Em volta do Manifesto: “Por uma arte
revolucionaria independente”.
Estas páginas
tem como objetivo desenvolver um olhar crítico e descritivo sobre a edição
brasileira do livro “Manifesto por uma arte
revolucionária independente”, assim como apontar desdobramentos que ocorrem nos
dias de hoje a partir das questões lançadas no texto.
Introdução.
A figura de
Trotsky foi tão difamada pela imprensa burguesa e pelo stalinismo que penso ser
oportuno reapresentá-la.
Trotsky foi
um ativista político de primeira grandeza, que dirigiu junto a Lênin a
revolução russa. Ocupou-se da direção do exército vermelho, tendo sido indicado
pelo líder bolchevique para substituí-lo no comando geral do partido e dar
continuidade às tarefas da revolução. Mas isto não aconteceu porque Stalin usurpou
o cargo, desterrou-o em 1929 até que, finalmente, o mandou matar no México em
1940.
Trotsky, além
de militante, foi um respeitável intelectual: escreveu algumas teses
importantes como “A Revolução Permanente”, “ A Internacionalização da Revolução” e livros
relacionados com o fazer artístico, como “Literatura e Revolução”. Daí vem o
interesse de André Breton , poeta francês, líder do surrealismo, em dialogar
com ele para elaborar um manifesto artístico que tivesse um desdobramento
político. Em 1938, Breton visita Trotsky e juntos com o pintor mexicano Diego
Rivera elaboram o “Manifesto por uma Arte Revolucionária
Independente”.
Aqui
temos de nos deter para sinalizar o caráter inaudito do “Manifesto Mexicano”: não
existe nenhum outro manifesto similar que tenha reunido a figura de um
referente revolucionário mundial da importância de Trotsky à de um líder de um
movimento vanguardista como Breton. Não há– este é um dos fatos originais do encontro
- outro documento que fale em termos tão práticos sobre a relação entre
estética e política revolucionária.
Cabe-nos refletir sobre a vigência deste
Manifesto 80 anos depois da sua criação, pois assistimos a uma atualização das
forças nazistas, stalinistas e trotskistas ao mesmo tempo em que estamos
atravessando uma tripla crise: crise da arte, crise política do capitalismo, e
crise de como organizar uma força revolucionária: também segue vigente a tarefa
de pensar de novo as relações entre a independência da arte –da revolução – e a
revolução – pela libertação definitiva da arte.
O
Manifesto no Brasil.
Trazer este livro para o Brasil foi a tarefa de alguns intelectuais
importantes que, em 1946,sob a direção de Mário Pedrosa,traduziram o manifesto
e foram incorporando artigos, atualizando-o com temas locais.Assim chegamos à edição
que usaremos como principal referência deste artigo.

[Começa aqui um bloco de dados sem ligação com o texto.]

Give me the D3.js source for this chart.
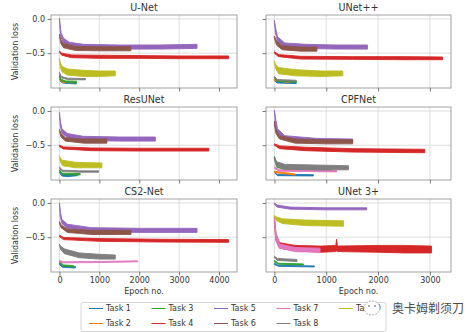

O livro ainda tem uma segunda parte, onde se publicam artigos
de intelectuais locais. Os nomes citados na edição de 1985 da editora “Paz e
Terra” são os de Mário Pedrosa, Patrícia Galvão (Pagu), Mário de Andrade,
Eduardo Moniz, Sergio Millet e Geraldo Ferraz.

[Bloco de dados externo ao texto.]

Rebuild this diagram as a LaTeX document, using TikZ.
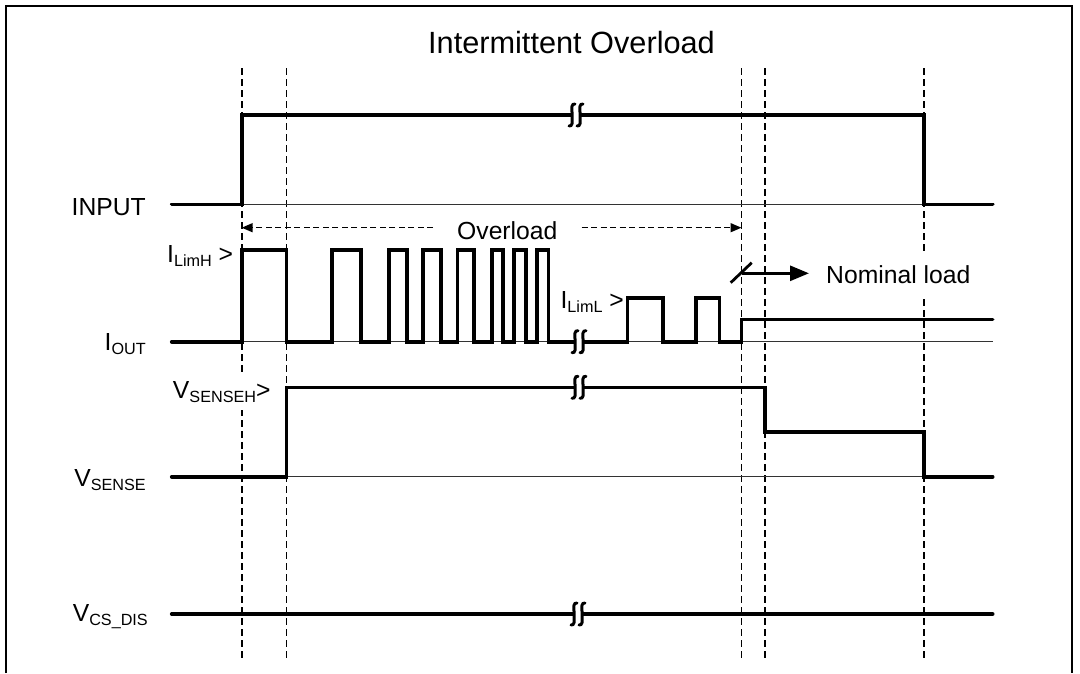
\documentclass[tikz,border=0pt]{standalone}
\usepackage{fontspec}
\setmainfont{Liberation Sans}
\usetikzlibrary{arrows.meta}
\newcommand{\sbs}[1]{\raisebox{-4pt}{\fontsize{16.2pt}{17pt}\selectfont #1}}
\begin{document}
\begin{tikzpicture}[x=1pt,y=-1pt,
  lbl/.style={font=\fontsize{24.7pt}{26pt}\selectfont, inner sep=0pt},
  sig/.style={line width=3.6pt, line join=miter, line cap=round},
  base/.style={line width=1pt, black!80},
  vdash/.style={line width=1.6pt, dash pattern=on 7pt off 4pt},
  adash/.style={line width=1.5pt, dash pattern=on 6pt off 3.5pt, -{Triangle[length=11pt,width=9pt]}},
  brk/.pic={
    \fill[white] (-4,-2.8) rectangle (4,2.8);
    \foreach \dx in {-4,4}
      \draw[line width=3pt, line cap=round]
        (\dx+3,-11) .. controls (\dx-0.5,-11.5) and (\dx-0.5,-7) .. (\dx,-3)
        -- (\dx,3) .. controls (\dx+0.5,7) and (\dx+0.5,11.5) .. (\dx-3,11);
  }
]
\useasboundingbox (0,0) rectangle (1080,673);
% frame
\draw[line width=2.6pt] (6,673) -- (6,6) -- (1072,6) -- (1072,673);
% title
\node[font=\fontsize{30.7pt}{32pt}\selectfont, inner sep=0pt, anchor=base] (title) at (571.5,53.3) {Intermittent Overload};
% dashed verticals
\foreach \x in {241.7,286.5,741.5,765,924}
  \draw[vdash] (\x,68) -- (\x,659);
% thin baselines
\draw[base] (241.7,204.3) -- (992.7,204.3);
\draw[base] (241.7,341.7) -- (992.7,341.7);
\draw[base] (286.5,476.7) -- (992.7,476.7);
% INPUT
\draw[sig] (171.7,204.3) -- (241.7,204.3) -- (241.7,115) -- (924,115) -- (924,204.3) -- (992.7,204.3);
\pic at (576,115) {brk};
% IOUT
\draw[sig] (171.7,341.7) -- (241.7,341.7) -- (241.7,250) -- (286.5,250) -- (286.5,341.7)
  -- (331.7,341.7) -- (331.7,250) -- (360.7,250) -- (360.7,341.7)
  -- (389,341.7) -- (389,250) -- (406.7,250) -- (406.7,341.7)
  -- (422.7,341.7) -- (422.7,250) -- (440.7,250) -- (440.7,341.7)
  -- (457.3,341.7) -- (457.3,250) -- (474,250) -- (474,341.7)
  -- (491.7,341.7) -- (491.7,250) -- (502.7,250) -- (502.7,341.7)
  -- (514,341.7) -- (514,250) -- (526,250) -- (526,341.7)
  -- (537,341.7) -- (537,250) -- (548.3,250) -- (548.3,341.7)
  -- (627.3,341.7) -- (627.3,297.7) -- (662.7,297.7) -- (662.7,341.7)
  -- (695.7,341.7) -- (695.7,297.7) -- (719.3,297.7) -- (719.3,341.7)
  -- (741.5,341.7) -- (741.5,319.3) -- (992.7,319.3);
\pic at (579,341.7) {brk};
% VSENSE
\draw[sig] (171.7,476.7) -- (286.5,476.7) -- (286.5,387.3) -- (765,387.3) -- (765,432) -- (924,432) -- (924,476.7) -- (992.7,476.7);
\pic at (579,387.3) {brk};
% VCS_DIS
\draw[sig] (171.7,614) -- (992.7,614);
\pic at (578,614) {brk};
% labels
\node[lbl, anchor=base east] (linput) at (146,215) {INPUT};
\node[lbl, anchor=base east] (llimh) at (233.3,262.7) {I\sbs{LimH} >};
\node[lbl, anchor=base east] (liout) at (146,350.7) {I\sbs{OUT}};
\node[lbl, anchor=base east, fill=white, inner xsep=1.3pt, inner ysep=8pt] (lvsh) at (272,398.3) {V\sbs{SENSEH}>};
\node[lbl, anchor=base east] (lvs) at (146,486.7) {V\sbs{SENSE}};
\node[lbl, anchor=base east] (lvcs) at (148,621.7) {V\sbs{CS\_DIS}};
\node[lbl, anchor=base east] (llim) at (624,308.3) {I\sbs{LimL} >};
% overload
\node[lbl, anchor=base] (ovl) at (507.3,239.3) {Overload};
\coordinate (oLs) at (433,227.7);
\coordinate (oLe) at (241.7,227.7);
\coordinate (oRs) at (581.7,227.7);
\coordinate (oRe) at (741.5,227.7);
\draw[adash] (oLs) -- (oLe);
\draw[adash] (oRs) -- (oRe);
% nominal load
\node[lbl, anchor=base west, fill=white, inner xsep=2pt, inner ysep=0pt, text height=28pt, text depth=14pt] (nom) at (824,283.3) {Nominal load};
\coordinate (nS) at (741.5,273.3);
\coordinate (nE) at (809,273.3);
\draw[line width=2.8pt, -{Triangle[length=19pt,width=15pt]}] (nS) -- (nE);
\coordinate (sl1) at (730.7,282.7);
\coordinate (sl2) at (751.7,262.7);
\draw[line width=2.8pt] (sl1) -- (sl2);
\end{tikzpicture}
\end{document}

A idéia de retomar esta discussão da ordem do estético e do
político não é por acaso, mostra a vontade e a necessidade de reunir forças, de
afirmar o pensamento de Trotsky no Brasil e retomar seu ideal libertário.
A questão da liberdade.
Trotsky escreveria que o homem procura na arte “a sua
exigência da harmonia e plenitude da existência” e completa que “com a
revolução o homem poderá realizar toda sua potencialidade criadora” e conclui que
“a liberdade da arte é a liberdade que o artista se deve a si próprio e a sua
própria emoção”.
Ele comenta que, em oposição a esta idéia, o stalinismo se
apresenta como uma tendência destruidora dos ideais da revolução e da liberdade
artística.A revolução tinha sido tracionada e ao invés de potenciar o espírito
criativo acabou se consolidando como um elemento de controle, coesão e propaganda
política.
Trotsky considerava a exaltação da figura de Stalin, a idéia
de uma “arte proletária” e o “realismo socialista” na arte russa como uma
grosseria que rebaixa a revolução proletária em termos artísticos a uma
estatura inferior a da monarquia.
Aparece uma anedota interessante para ilustrar a questão da
liberdade na elaboração do manifesto entre Breton e Trotsky que merece um destaque,
a frase: “toda licença à arte, salvo contra a revolução proletária” citada do
livro “Literatura e Revolução”; foi criticada por Trotsky,que pediu para
retirar a restrição, argumentando que se,hipoteticamente, existisse algum tipo
de frase ofensiva aos ideais revolucionários,o próprio autor seria condenado
pelo seu público sem necessidade de uma indicação que se antecipe ao julgamento,
inclusive ponderou que, em vista dos fatos que acontecem na Rússia, a frase que
condena o que fosse “contra a revolução proletária”poderia abrir caminho para
interpretações falsas. Lembremos que Stalin incriminava toda oposição
justamente com essa acusação.
Arte e política.
Complementando o discurso, Trotsky incorpora a questão do
comprometimento: a arte tem de ser livre,mas não pode ser gratuita, simplesmente
“arte pela arte”.Ela teria de estar subjetivamente engajada com seu conteúdo
social, mas sem qualquer relação com o que seria uma proposta propagandística.
Apenas tem de ser entendida no sentido de se colocar contra o indiferentismo
político, o artista exerce seu papel emancipador quando está compenetrado
subjetivamente em seu conteúdo individual e social.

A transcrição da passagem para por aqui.